One of the problems is surely the mistaken notion that tuberculosis is no longer a ranking threat to health and well-being. I can't tell you how many people, including policymakers, have said to me, "Oh, I thought that tuberculosis was a disease of the past." There needs to be more work on the part of health care providers and activists to correct this error. Perhaps one of the ways that we could make this more clear to them and to a broader public is to underline how devastating the problem of tuberculosis in children remains today. Just today, in the British medical journal The Lancet, my colleagues from Harvard and Partners In Health estimate that fully one million children fell ill with tuberculosis (including 32,000 with MDR-TB) in 2010 alone. Their study reveals that not only has the world grotesquely under-estimated the burden of disease in kids, but also that we are failing to detect and treat a vast number of these cases. Again, this is because we don't have good diagnostics and thereby miss taking proper care of these children, but also miss the chance to stop epidemic transmission in households by using preventive therapy, which requires identifying the children of people with active tuberculosis. I can't help but believe that if more people knew how big a problem this was among children living in poverty, this would raise the profile of tuberculosis as a public health concern.

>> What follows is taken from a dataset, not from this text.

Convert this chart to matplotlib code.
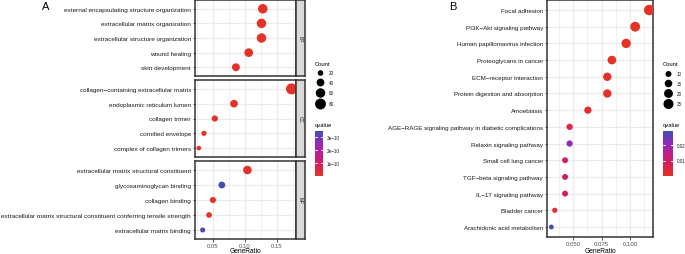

You've been a champion of empowering communities to address local health needs. How can we support local systems so they can adequately absorb existing TB burdens? How do we ensure the financial resources-- from donor and domestic sources-- are adequate?

Most health problems are dealt with first in families, and in a sense, all health care delivery is local: if you feel sick, who do you talk to first? Moving more capacity to prevent, to diagnose, and to care for illness, even serious illness, closer to where people live is empowering--as long as the quality of these efforts is high. So how does this square with my argument for more investment in public health systems? One important link between households and clinics or hospitals is community health workers. There are too few investments from either the donor or domestic sources in training and supporting community health workers, and this is true in the United States as it is in settings where tuberculosis is a major burden.

Working on TB and other health issues is challenging, and all too often heartbreaking. How do you maintain the strength to keep going and find happiness in the work you do?

These efforts to combat what are indeed heartbreaking health disparities are almost always successful when we have the tools of the trade and the resources--financial and human--to address them. It's come as a surprise to some people to learn how uplifting this work can be. In the last ten years, we've finally had some major investments in the health problems faced by people living in poverty. I can't imagine anything more satisfying than seeing the results of this "delivery decade", and I think you know from your work, Ray, these past few years just what I mean. That said, the biggest cause of destitution in the world today is probably catastrophic illness, which is in itself heartbreaking. We've got a long way to go in preventing such heartbreaks.

What advice would you give to young doctors and public health students who are interested in tuberculosis?

Maybe the first advice I'd give them is that there's a way for everyone to get involved in addressing tuberculosis, and this is certainly true for students receiving training in these areas. This is the case whether you're interested in basic science research, clinical care, or health policy. Another bit of advice is that we need to keep our aspirations high. A number of my students and former students, drawn to the idea of zero tuberculosis deaths, are taking on neglected aspects of this and other diseases. Many who got involved in this work early are still involved, and find these efforts, heartbreak aside, compelling work to this day. I just spent a week in Chiapas, the southernmost state, and one of the poorest, in Mexico, and what struck me was how enthusiastic many young Mexican physicians-in-training are about confronting health disparities in their own country and around the world. Global health equity is the most rewarding part of medicine and public health--that's what this is all about.